Tonight's is my long-standing fear that folks don't identify with where I've gone with my art, and it's no longer as much of a source of wish-fulfilment for them as it used to be.

I can't deny that sexual gratification is still the main goal of what I do, and it's fine if that's mostly what folks get out of it; but there's a lot of myself that goes into what I make and how I do it. I've felt a lot like that aspect of it no longer resonates with, or has outright alienated some of my audience.

For as long as I can remember, a major part of what I do has been motivated by providing folks with a source of escapism and self-fulfilment via the fantasies in my art. Over the past couple of years I've wanted to shift the focus more towards stories I'd like to tell by way of the characters I've made and the worlds they weave around themselves; however, I wonder if it's a bit too much to ask of most folks to follow along with the stories mostly implied by the art I share - that it could be just a little impenetrable and harder to get invested in now.
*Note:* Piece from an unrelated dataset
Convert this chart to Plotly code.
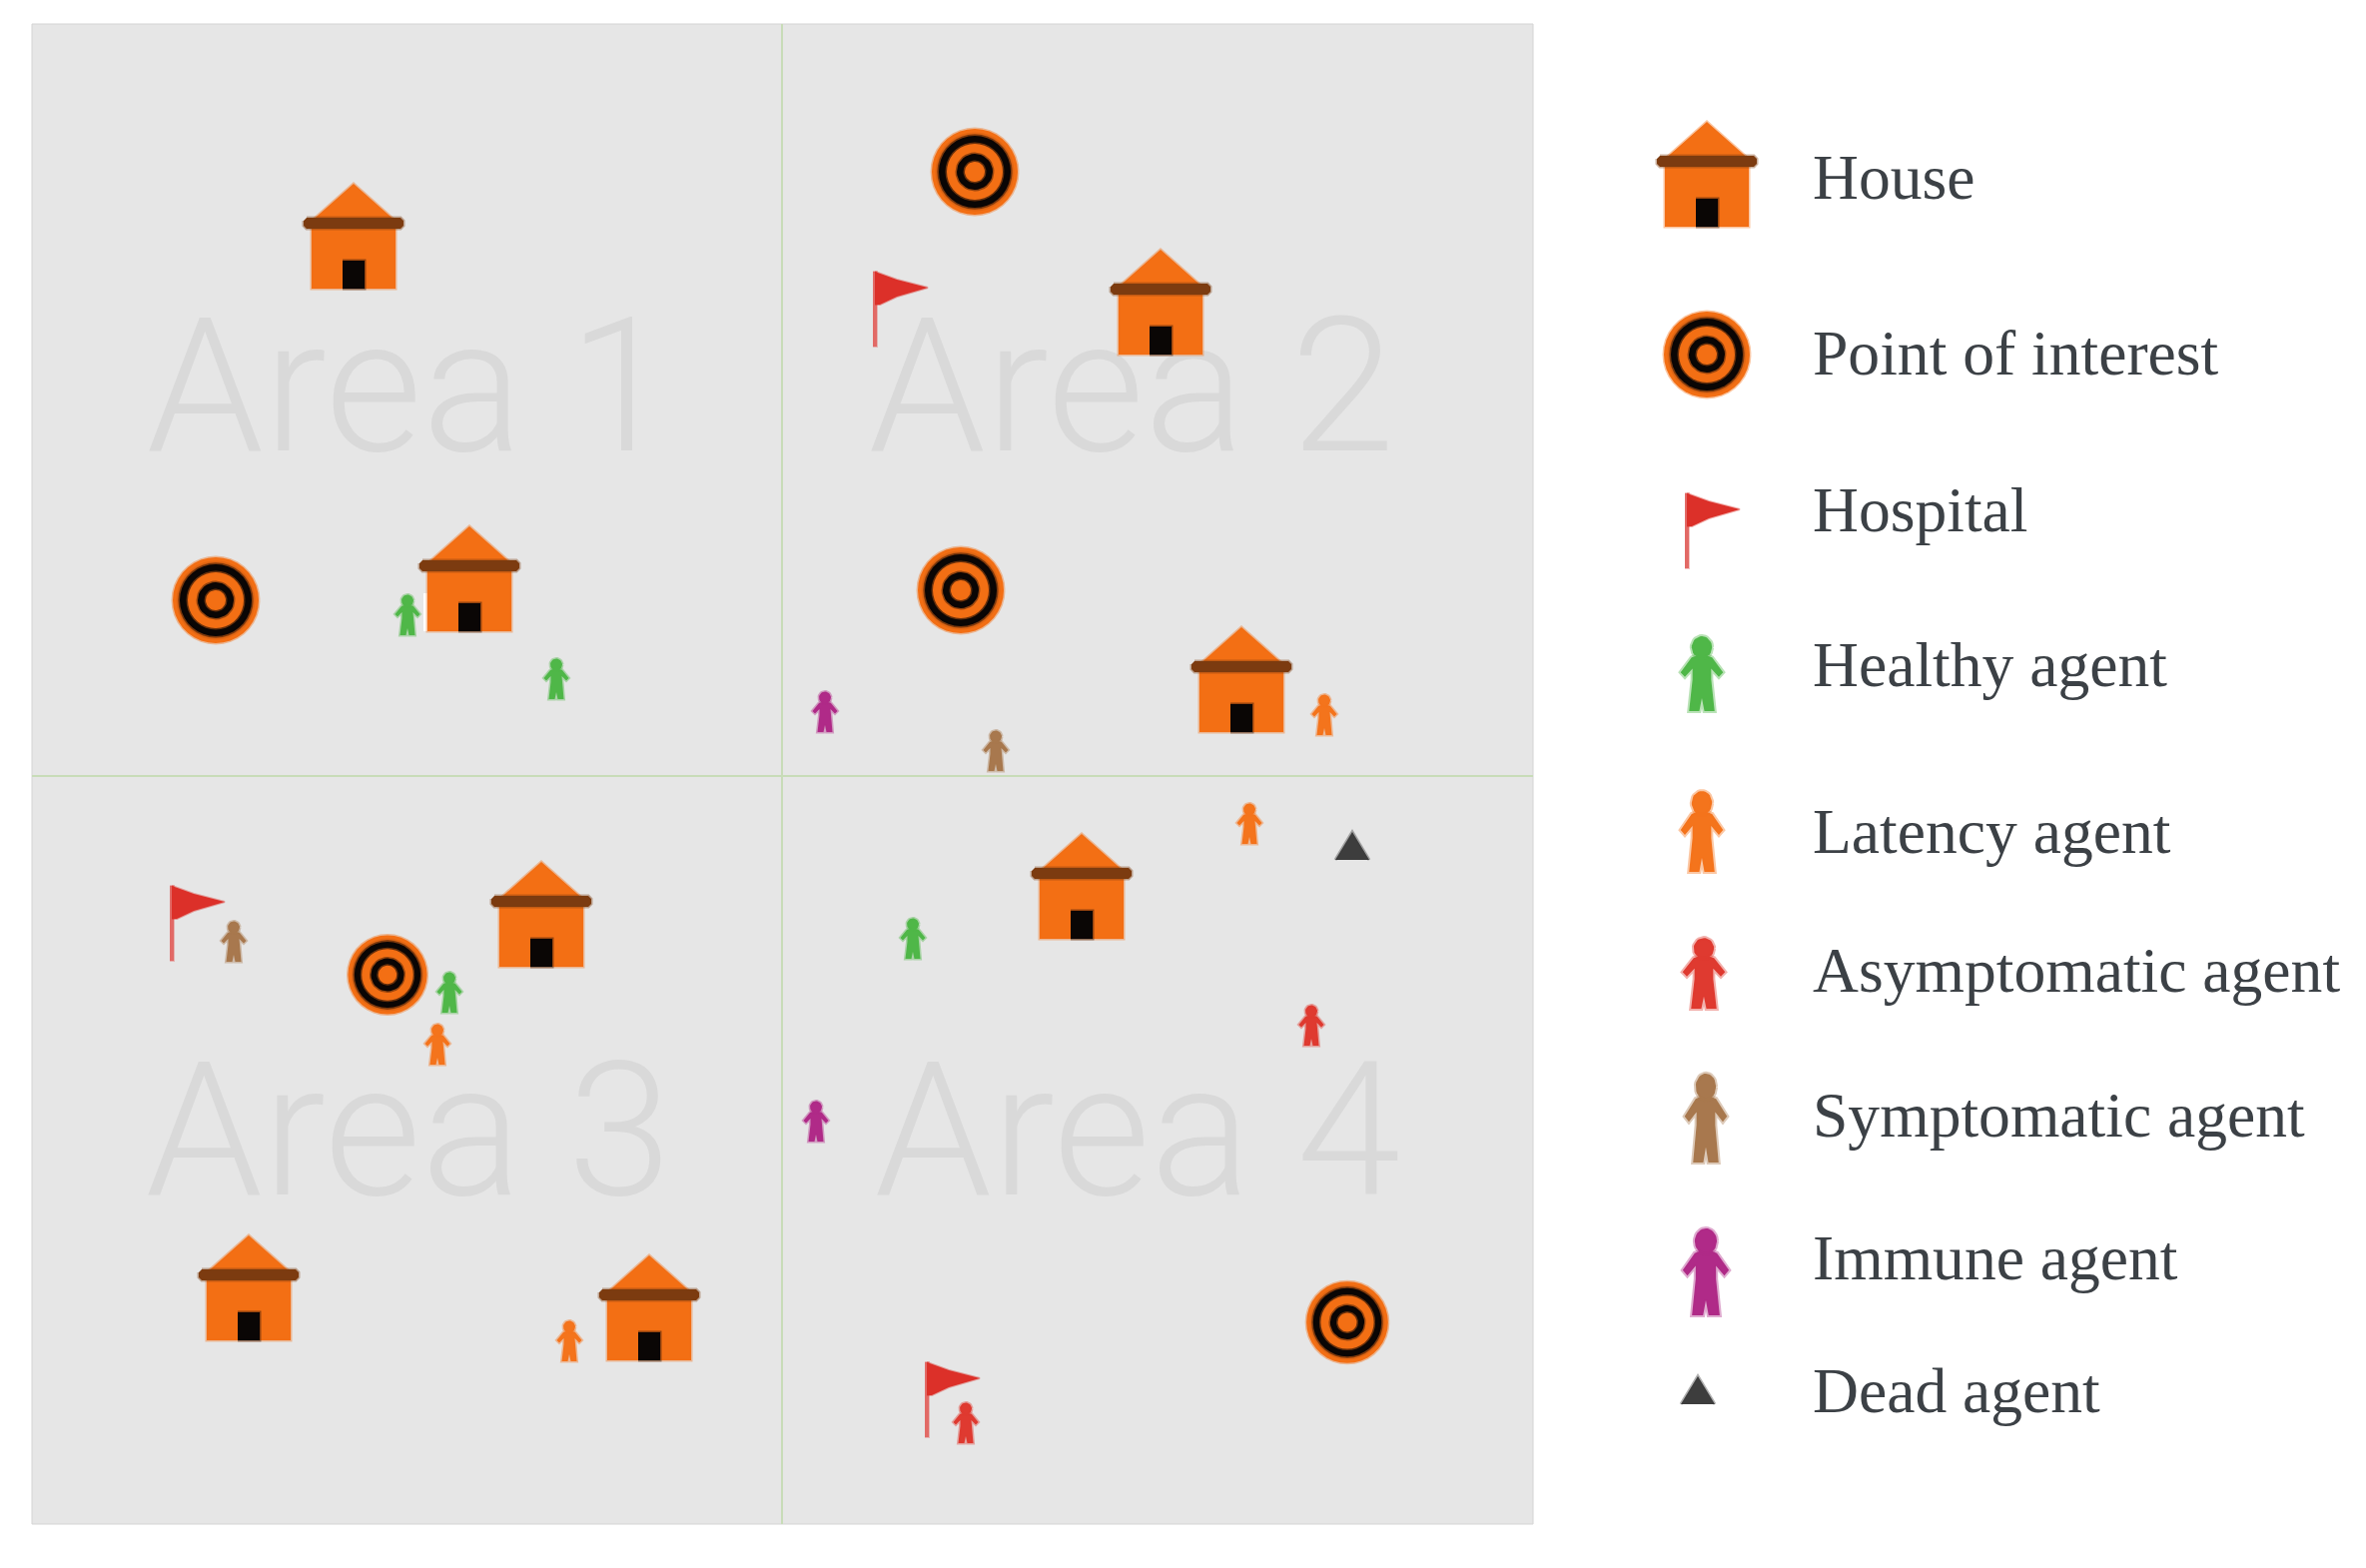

It's a scary prospect that my own choices might have undermined people's interest in and the self-fulfilment they glean from what I make. It's also not something that can be easily quantified or helped either way. I'm still gonna keep striving for what I find most satisfying to make, and I hope I continue being lucky enough to have an audience who enjoys it enough to keep me afloat while I do it.

Given that you're reading this here, I appreciate you most of all for sticking with me and supporting me so directly. I'm really trying my best to do a good job and your contributions allow me to experiment and work on what resonates with me the most.

I think I prefer being overly aware of myself as opposed to lacking the ability of self-reflection, but today was meant to be a day off. Would be nice if my self-doubt didn't creep in so consistently whenever I've been disciplined enough to give myself time to relax, is all.